• STATED TASK: Print only the lines from the top of the data through the line with "from matplotlib.colors import to_rgb", both included, skipping every picture.

* Start SOURCE MATERIAL *

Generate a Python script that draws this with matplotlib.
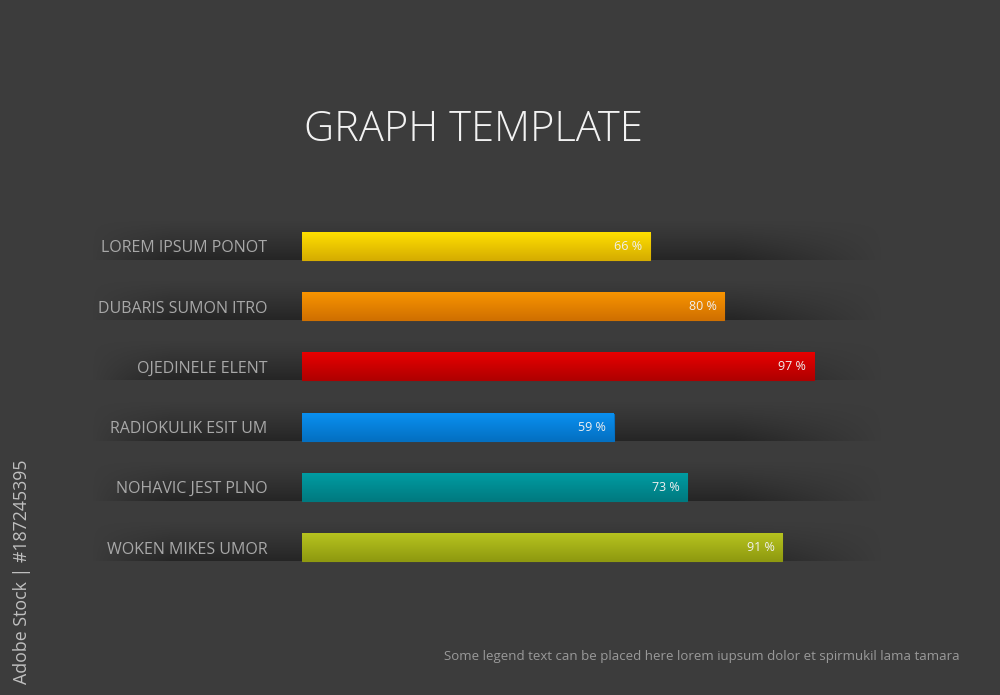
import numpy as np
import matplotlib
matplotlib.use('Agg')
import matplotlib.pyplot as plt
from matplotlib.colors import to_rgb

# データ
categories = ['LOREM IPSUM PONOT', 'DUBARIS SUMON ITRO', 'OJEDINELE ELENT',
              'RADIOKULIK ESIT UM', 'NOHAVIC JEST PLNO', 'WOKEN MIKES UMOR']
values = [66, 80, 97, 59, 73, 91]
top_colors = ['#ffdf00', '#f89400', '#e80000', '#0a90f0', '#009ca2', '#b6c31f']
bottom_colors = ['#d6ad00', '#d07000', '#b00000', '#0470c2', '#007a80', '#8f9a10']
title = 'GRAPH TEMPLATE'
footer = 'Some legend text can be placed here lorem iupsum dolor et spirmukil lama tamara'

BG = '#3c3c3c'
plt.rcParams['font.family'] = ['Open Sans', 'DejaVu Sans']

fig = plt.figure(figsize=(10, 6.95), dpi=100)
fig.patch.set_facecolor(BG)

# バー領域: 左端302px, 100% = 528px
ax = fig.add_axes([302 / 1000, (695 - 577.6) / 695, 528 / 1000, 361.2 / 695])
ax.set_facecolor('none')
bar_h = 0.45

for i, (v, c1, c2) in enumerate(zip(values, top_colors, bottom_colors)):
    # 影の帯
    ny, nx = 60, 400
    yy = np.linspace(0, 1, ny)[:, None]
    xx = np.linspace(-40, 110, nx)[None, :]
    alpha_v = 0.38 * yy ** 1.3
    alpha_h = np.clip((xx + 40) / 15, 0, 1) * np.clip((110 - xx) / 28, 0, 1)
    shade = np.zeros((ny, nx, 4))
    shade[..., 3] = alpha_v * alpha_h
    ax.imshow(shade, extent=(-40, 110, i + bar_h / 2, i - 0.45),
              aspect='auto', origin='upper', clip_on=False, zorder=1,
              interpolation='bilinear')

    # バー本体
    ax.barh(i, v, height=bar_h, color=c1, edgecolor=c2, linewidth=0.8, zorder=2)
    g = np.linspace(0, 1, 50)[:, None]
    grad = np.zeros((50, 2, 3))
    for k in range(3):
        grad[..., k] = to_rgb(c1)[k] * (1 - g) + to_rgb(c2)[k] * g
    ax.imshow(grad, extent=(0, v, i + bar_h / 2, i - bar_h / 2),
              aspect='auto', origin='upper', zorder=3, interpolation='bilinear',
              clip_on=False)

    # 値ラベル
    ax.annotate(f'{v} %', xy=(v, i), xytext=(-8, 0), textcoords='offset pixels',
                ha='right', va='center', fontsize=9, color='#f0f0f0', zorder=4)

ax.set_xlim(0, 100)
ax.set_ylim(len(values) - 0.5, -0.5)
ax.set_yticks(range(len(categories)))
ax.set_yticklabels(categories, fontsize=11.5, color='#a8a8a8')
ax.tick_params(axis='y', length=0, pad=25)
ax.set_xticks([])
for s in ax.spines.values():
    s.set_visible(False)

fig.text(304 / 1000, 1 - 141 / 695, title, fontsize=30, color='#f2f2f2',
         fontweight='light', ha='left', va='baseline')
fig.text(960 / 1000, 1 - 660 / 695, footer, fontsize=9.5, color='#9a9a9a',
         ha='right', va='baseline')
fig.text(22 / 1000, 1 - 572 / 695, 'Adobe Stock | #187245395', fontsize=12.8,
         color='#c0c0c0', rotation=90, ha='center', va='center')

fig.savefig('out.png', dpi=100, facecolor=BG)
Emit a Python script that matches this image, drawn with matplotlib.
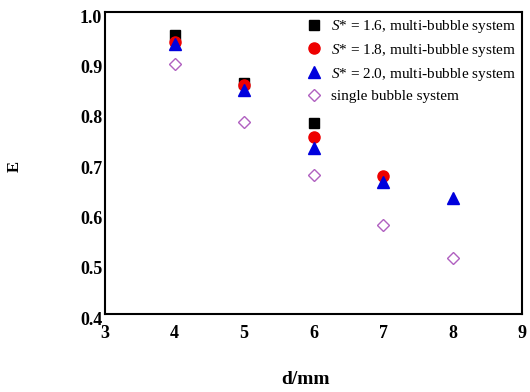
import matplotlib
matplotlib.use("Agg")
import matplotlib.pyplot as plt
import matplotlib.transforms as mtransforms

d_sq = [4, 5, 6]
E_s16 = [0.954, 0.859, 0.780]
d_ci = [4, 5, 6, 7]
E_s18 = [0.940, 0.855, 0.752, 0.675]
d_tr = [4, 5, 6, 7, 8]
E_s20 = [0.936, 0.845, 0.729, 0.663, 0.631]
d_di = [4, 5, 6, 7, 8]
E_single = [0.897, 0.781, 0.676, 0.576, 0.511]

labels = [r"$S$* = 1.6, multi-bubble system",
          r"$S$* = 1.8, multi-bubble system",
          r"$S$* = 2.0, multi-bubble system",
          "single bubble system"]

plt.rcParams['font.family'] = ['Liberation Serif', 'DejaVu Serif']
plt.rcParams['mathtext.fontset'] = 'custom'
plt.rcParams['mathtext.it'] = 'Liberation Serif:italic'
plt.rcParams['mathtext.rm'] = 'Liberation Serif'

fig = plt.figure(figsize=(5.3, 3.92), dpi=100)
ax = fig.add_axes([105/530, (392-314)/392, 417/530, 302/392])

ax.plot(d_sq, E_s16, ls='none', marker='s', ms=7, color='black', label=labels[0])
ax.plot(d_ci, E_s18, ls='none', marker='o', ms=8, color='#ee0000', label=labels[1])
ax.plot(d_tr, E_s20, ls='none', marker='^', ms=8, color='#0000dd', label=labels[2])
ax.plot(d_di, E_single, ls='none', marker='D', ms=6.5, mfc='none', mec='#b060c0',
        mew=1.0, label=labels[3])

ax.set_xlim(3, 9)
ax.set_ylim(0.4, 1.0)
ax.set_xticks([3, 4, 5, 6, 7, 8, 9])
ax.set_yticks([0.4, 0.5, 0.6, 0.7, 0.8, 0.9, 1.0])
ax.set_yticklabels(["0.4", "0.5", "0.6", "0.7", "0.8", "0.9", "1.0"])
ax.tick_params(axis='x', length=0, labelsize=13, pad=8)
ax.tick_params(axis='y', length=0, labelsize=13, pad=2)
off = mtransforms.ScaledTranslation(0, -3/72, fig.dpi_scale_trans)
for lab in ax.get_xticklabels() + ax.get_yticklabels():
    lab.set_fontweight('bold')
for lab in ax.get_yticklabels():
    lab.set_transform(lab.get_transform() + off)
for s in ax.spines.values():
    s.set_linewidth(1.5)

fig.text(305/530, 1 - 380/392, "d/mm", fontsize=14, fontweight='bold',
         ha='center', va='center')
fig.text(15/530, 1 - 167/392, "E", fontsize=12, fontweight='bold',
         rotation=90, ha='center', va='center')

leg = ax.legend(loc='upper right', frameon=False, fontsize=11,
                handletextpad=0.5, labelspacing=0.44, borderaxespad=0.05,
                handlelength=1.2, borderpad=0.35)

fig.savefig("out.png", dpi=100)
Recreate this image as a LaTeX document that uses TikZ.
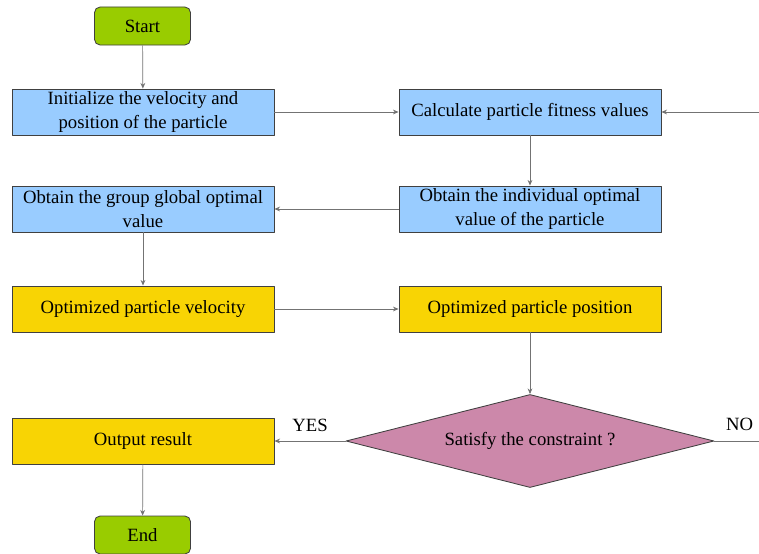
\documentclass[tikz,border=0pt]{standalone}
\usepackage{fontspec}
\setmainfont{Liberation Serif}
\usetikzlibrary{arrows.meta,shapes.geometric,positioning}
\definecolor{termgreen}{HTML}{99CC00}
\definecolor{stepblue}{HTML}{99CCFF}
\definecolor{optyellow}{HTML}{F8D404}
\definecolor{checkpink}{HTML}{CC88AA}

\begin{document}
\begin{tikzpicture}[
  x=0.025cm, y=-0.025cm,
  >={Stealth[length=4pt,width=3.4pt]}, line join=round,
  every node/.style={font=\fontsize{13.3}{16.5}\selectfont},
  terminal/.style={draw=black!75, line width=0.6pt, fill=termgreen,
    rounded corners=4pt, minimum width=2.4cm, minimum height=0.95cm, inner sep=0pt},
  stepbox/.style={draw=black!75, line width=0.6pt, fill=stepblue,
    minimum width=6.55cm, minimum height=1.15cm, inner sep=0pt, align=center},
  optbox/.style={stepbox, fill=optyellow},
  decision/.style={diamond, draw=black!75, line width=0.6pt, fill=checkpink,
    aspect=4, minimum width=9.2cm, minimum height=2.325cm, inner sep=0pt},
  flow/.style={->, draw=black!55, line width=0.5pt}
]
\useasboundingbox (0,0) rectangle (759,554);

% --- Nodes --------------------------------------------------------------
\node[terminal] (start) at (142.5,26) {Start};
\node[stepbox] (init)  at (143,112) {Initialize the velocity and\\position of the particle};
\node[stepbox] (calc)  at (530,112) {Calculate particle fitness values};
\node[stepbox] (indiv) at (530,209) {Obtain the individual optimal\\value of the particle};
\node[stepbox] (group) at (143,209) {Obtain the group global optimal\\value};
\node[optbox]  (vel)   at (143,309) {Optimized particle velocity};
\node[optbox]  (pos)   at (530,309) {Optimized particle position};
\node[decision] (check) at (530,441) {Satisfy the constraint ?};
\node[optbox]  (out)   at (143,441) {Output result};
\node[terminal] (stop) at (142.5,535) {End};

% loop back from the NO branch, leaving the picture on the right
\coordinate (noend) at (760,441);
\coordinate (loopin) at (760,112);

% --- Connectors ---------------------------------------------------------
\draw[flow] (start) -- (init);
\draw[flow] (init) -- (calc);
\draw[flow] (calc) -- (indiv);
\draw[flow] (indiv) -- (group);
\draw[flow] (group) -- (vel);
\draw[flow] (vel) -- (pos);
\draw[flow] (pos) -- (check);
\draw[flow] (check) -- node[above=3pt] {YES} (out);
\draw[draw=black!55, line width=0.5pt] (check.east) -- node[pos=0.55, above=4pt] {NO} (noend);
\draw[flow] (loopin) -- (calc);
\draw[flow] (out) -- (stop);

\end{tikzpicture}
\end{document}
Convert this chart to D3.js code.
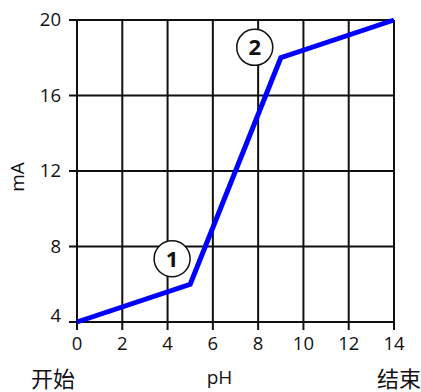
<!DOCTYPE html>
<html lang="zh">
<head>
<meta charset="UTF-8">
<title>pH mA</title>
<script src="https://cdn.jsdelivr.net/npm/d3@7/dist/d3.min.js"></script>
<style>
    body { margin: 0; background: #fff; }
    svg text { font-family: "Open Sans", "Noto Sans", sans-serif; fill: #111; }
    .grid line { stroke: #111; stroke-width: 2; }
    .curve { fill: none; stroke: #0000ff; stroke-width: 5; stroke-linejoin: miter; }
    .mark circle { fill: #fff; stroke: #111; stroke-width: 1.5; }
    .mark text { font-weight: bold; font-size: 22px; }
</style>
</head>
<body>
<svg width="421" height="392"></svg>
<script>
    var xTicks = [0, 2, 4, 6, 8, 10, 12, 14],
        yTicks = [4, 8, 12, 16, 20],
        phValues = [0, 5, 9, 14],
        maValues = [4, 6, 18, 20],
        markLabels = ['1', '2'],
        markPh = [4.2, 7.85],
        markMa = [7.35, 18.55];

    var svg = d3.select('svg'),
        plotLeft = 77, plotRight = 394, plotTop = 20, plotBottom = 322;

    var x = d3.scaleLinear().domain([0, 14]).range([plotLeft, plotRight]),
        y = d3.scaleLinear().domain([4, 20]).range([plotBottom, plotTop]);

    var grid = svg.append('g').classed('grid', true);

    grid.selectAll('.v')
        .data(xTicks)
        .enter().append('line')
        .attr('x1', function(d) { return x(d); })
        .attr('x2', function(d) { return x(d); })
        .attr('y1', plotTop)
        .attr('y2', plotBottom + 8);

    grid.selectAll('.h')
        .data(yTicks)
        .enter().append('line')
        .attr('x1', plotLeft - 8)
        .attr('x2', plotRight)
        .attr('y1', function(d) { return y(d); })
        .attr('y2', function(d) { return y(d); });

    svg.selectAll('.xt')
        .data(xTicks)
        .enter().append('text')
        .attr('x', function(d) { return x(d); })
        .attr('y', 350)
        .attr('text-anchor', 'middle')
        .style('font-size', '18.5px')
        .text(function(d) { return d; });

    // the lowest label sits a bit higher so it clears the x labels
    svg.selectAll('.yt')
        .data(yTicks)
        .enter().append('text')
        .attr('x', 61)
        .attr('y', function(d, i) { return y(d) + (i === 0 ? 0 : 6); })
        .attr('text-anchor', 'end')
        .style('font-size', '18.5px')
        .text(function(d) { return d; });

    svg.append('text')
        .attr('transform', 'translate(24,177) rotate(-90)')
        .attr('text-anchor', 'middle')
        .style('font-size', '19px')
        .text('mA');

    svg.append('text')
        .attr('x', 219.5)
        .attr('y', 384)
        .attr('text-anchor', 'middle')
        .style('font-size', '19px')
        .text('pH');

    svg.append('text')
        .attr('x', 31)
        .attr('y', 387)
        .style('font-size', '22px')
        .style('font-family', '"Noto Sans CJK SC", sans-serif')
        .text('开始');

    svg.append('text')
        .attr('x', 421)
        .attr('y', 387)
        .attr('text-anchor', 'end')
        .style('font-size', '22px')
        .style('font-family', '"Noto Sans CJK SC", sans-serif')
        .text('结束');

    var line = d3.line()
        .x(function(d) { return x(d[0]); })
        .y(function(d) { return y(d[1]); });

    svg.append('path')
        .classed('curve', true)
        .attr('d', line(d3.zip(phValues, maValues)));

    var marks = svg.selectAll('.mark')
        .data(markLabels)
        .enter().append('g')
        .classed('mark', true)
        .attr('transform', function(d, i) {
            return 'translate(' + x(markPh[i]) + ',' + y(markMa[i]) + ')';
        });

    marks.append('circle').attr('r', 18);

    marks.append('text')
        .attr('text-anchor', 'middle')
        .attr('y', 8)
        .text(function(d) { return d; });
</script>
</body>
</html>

* End SOURCE MATERIAL *

• FINAL RESULT:
Generate a Python script that draws this with matplotlib.
import numpy as np
import matplotlib
matplotlib.use('Agg')
import matplotlib.pyplot as plt
from matplotlib.colors import to_rgb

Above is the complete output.